Ключевым понятием хайпая стал местный неологизм «моденг» – транслитерация английского modern («современный») в удобном для китайцев произношении. В Шанхае 1920–1930-х годов словом моденг обозначалось все новое и модное – от яркой безвкусицы «Всего мира» до элегантных кабаре в дорогих районах. Центральным персонажем этой новой культуры была «шанхайская девушка» – одинокая молодая женщина, ставшая ответом на образ курящей, независимо мыслящей и обожающей ночные клубы эмансипе западного мира. В шанхайской девушке все было моденг – и ее перманент, и работа вне дома, и личная жизнь с влюбленностями и свиданиями (в противовес браку по решению родителей, принятому в консервативной китайской деревне). А когда шанхайская девушка все-таки выходила замуж за своего избранника, она надевала моденг белое платье с фатой, а не традиционный красный наряд с диадемой. Для свиданий китайцы ввели в обиход новое слово «далинг» – от английского darling («дорогуша»).

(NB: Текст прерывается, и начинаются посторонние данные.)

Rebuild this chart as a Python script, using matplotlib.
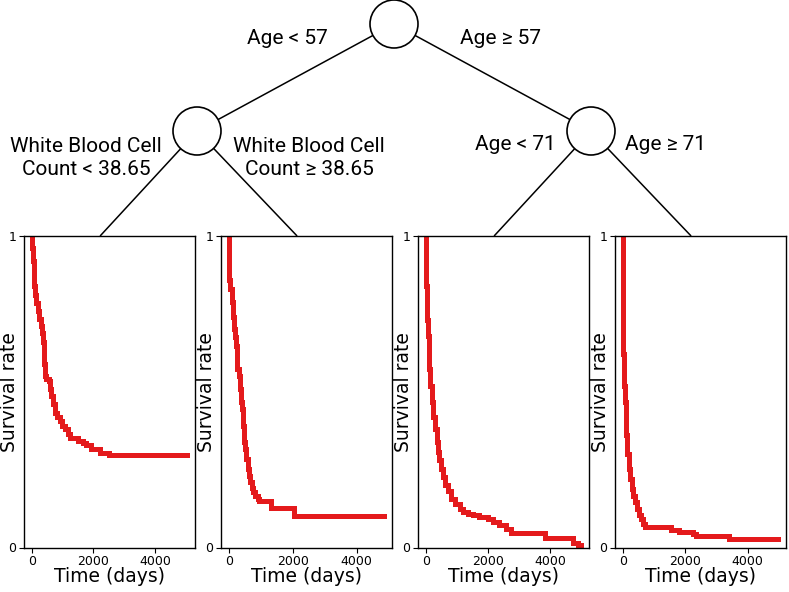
import numpy as np
import matplotlib
matplotlib.use("Agg")
import matplotlib.pyplot as plt
from matplotlib.patches import Circle

plt.rcParams["font.family"] = ["DejaVu Sans"]

# ---------------- data ----------------
split_labels_root = ["Age < 57", "Age \u2265 57"]
split_labels_left = ["White Blood Cell\nCount < 38.65", "White Blood Cell\nCount \u2265 38.65"]
split_labels_right = ["Age < 71", "Age \u2265 71"]

t1 = [0, 20, 40, 60, 85, 110, 148, 190, 233, 290, 339, 360, 382, 400, 425, 470,
      551, 590, 625, 690, 763, 830, 901, 990, 1082, 1160, 1241, 1506, 1650, 1772,
      1931, 2197, 2515, 5040]
s1 = [1.0, 0.96, 0.92, 0.88, 0.84, 0.81, 0.786, 0.76, 0.732, 0.71, 0.69, 0.66,
      0.625, 0.59, 0.55, 0.54, 0.535, 0.51, 0.486, 0.46, 0.433, 0.42, 0.406, 0.39,
      0.379, 0.365, 0.352, 0.342, 0.335, 0.328, 0.315, 0.304, 0.297, 0.297]

t2 = [0, 10, 52, 104, 135, 165, 200, 227, 250, 267, 318, 340, 369, 400, 430, 450,
      471, 490, 512, 550, 594, 630, 676, 720, 758, 820, 901, 950, 1310, 2047, 4860]
s2 = [1.0, 0.86, 0.829, 0.787, 0.74, 0.70, 0.675, 0.648, 0.61, 0.573, 0.552, 0.51,
      0.466, 0.445, 0.424, 0.39, 0.36, 0.34, 0.317, 0.285, 0.253, 0.23, 0.21, 0.19,
      0.178, 0.165, 0.157, 0.148, 0.127, 0.101, 0.101]

t3 = [0, 10, 20, 33, 50, 66, 90, 119, 150, 191, 240, 296, 350, 402, 440, 486, 550,
      613, 700, 824, 950, 1088, 1200, 1352, 1509, 1722, 1983, 2142, 2353, 2564, 2722,
      3830, 4726, 4900, 4990]
s3 = [1.0, 0.90, 0.84, 0.787, 0.73, 0.68, 0.62, 0.573, 0.52, 0.466, 0.42, 0.381,
      0.34, 0.306, 0.28, 0.253, 0.225, 0.20, 0.18, 0.157, 0.14, 0.125, 0.115, 0.109,
      0.104, 0.098, 0.091, 0.083, 0.072, 0.059, 0.046, 0.032, 0.016, 0.008, 0.008]

t4 = [0, 5, 20, 40, 55, 72, 90, 114, 150, 198, 240, 282, 330, 386, 450, 512, 580,
      648, 720, 1560, 1800, 2250, 2330, 3414, 4980]
s4 = [1.0, 0.70, 0.62, 0.573, 0.52, 0.466, 0.41, 0.36, 0.30, 0.253, 0.22, 0.189,
      0.165, 0.146, 0.125, 0.104, 0.09, 0.077, 0.065, 0.057, 0.05, 0.043, 0.038,
      0.028, 0.028]

times = [t1, t2, t3, t4]
survival = [s1, s2, s3, s4]

x_ticks = [0, 2000, 4000]
y_ticks = [0, 1]
x_label = "Time (days)"
y_label = "Survival rate"

# ---------------- figure ----------------
W, H = 789, 592
fig = plt.figure(figsize=(W / 100, H / 100), dpi=100)

# overlay axes in pixel coordinates for the tree
ov = fig.add_axes([0, 0, 1, 1])
ov.set_xlim(0, W)
ov.set_ylim(H, 0)
ov.axis("off")

red = "#e41a1c"
ax_left_px = [24, 221, 418, 615]
ax_w_px = 171
ax_top_px = 236
ax_bot_px = 547.5

for i in range(4):
    ax = fig.add_axes([ax_left_px[i] / W, (H - ax_bot_px) / H, ax_w_px / W,
                       (ax_bot_px - ax_top_px) / H])
    ax.step(times[i], survival[i], where="post", color=red, lw=3.6,
            solid_joinstyle="miter")
    ax.set_ylim(0, 1)
    ax.margins(x=0.05)
    ax.set_xticks(x_ticks)
    ax.set_yticks(y_ticks)
    ax.set_xticklabels([str(v) for v in x_ticks])
    ax.set_yticklabels([str(v) for v in y_ticks])
    ax.tick_params(labelsize=9, pad=2, length=3.5)
    ax.set_xlabel(x_label, fontsize=13.5, labelpad=-1)
    ax.set_ylabel(y_label, fontsize=13.5, labelpad=-7.5)
    for sp in ax.spines.values():
        sp.set_linewidth(1.0)

# tree nodes
r = 24
root = np.array([394.0, 24.0])
lchild = np.array([197.0, 131.0])
rchild = np.array([591.0, 131.0])
leaf_tops = [np.array([ax_left_px[i] + 0.445 * ax_w_px, ax_top_px]) for i in range(4)]


def edge(a, b, ra, rb):
    d = b - a
    u = d / np.hypot(*d)
    p0 = a + ra * u
    p1 = b - rb * u
    ov.plot([p0[0], p1[0]], [p0[1], p1[1]], color="black", lw=1.1,
            solid_capstyle="butt")


edge(root, lchild, r, r)
edge(root, rchild, r, r)
edge(lchild, leaf_tops[0], r, 0)
edge(lchild, leaf_tops[1], r, 0)
edge(rchild, leaf_tops[2], r, 0)
edge(rchild, leaf_tops[3], r, 0)

for c in (root, lchild, rchild):
    ov.add_patch(Circle(c, r, facecolor="white", edgecolor="black", lw=1.2, zorder=3))

tfont = dict(family=["Roboto", "DejaVu Sans"], fontsize=15, ha="center",
             va="center", color="black", linespacing=1.3)
ov.text(287, 38, split_labels_root[0], **tfont)
ov.text(501, 38, split_labels_root[1], **tfont)
ov.text(86, 158, split_labels_left[0], **tfont)
ov.text(309, 158, split_labels_left[1], **tfont)
ov.text(515, 145, split_labels_right[0], **tfont)
ov.text(666, 145, split_labels_right[1], **tfont)

fig.savefig("out.png", dpi=100)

Если отвлечься от белого свадебного платья, хайпай вовсе не был простым усвоением западных манер. В одежде шанхайских мужчин европейские элементы смешивались с китайскими – традиционные черные рубахи поверх европейских брюк. Для женщин Шанхая высшим достижением в мире моды были не последние парижские коллекции и не традиционные наряды имперского Китая, но появившееся здесь «ципао» – приталенное по фигуре платье с высоким воротником-стоечкой и смелыми, зачастую прямо-таки откровенными разрезами вдоль ног. Созданное по мотивам древнего маньчжурского наряда, ципао было и современным, и определенно китайским платьем. Точное происхождение ципао вызывает споры, но городская легенда гласит, что одна китайская актриса пожаловалась руководителю джаз-банда отеля Majestic, что длинное платье мешает ей танцевать чарльстон, покоривший тогда город, на что музыкант посоветовал ей сделать внизу разрезы. Все разнообразие ципао лучше всего отражено в рекламных плакатах той эпохи, которые для западных компаний обычно рисовали китайские художники. Реклама сигарет, как правило, выглядела так: изящная шанхайская девушка в ципао прикуривает на фоне главных городских достопримечательностей – ипподрома, Бунда или Нанкинской улицы.